Additionally, if you’re seeing that your employees are stressed to the point of exhaustion, it’s time to give them a break by rebalancing their workload. To keep morale up, you should also encourage friendly employee relationships.
Hire Selectively
If you’re hiring the first candidate that walks through your doors, you’re probably not hiring the right person for the job. One of the most important aspects of keeping your turnover rate low is ensuring that the people you hire have the right qualifications and personalities for the jobs at hand and feel happy in their new role. They’ll perform better and be more committed to your company if they’re the right fit from the very beginning.
Hire Smart
To hire the right person, you must have smart hiring practices. Take a methodological approach to hiring by assessing all aspects of the candidates, such as how their values will align with your company culture, how quickly they’ll adapt to the role, and how their personalities will fit within a team environment.
If you’re not seeing anyone who’s the right fit—don’t settle. Keep interviewing until the right candidate comes along. For best results, always be recruiting. Don’t just recruit when you have an open position. This way, you’re not under time constraints and can be more critical in your hiring practices.

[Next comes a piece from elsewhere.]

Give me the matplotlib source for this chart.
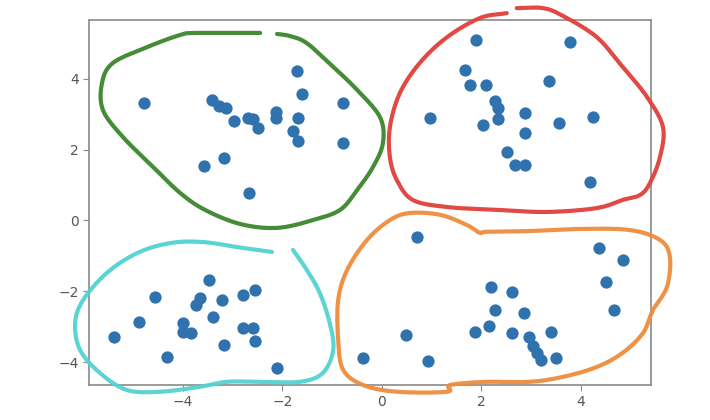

Conduct Employee Reviews and Exit Interviews
If you’re not sure why your employees keep leaving your company, the best thing you can do is ask your workers why during regular employee reviews and exit interviews. Give them the opportunity to talk through their issues, tell you what they like and dislike about the job, and make them feel valued and appreciated by taking their suggestions seriously. If you can find out why people are quitting, you can correct the path you’re on before it affects your budget any further. During these reviews and interviews, it’s important that you not be judgmental or defensive. Look at them as opportunities to better your company culture.
Engage a Staffing Agency
If you’ve tried and tried and still can’t lower your turnover rate, consider engaging a staffing agency to help. A reputable agency can help you find and hire the right people. After all, they’re experts at recruiting and hiring, so they know how to spot top talent and weed out the bad, which means you have a better chance at making long-term hires. Staffing agencies are meticulous at what they do, and they have the right tools, connections, metrics, screening processes, and resources to recruit the best.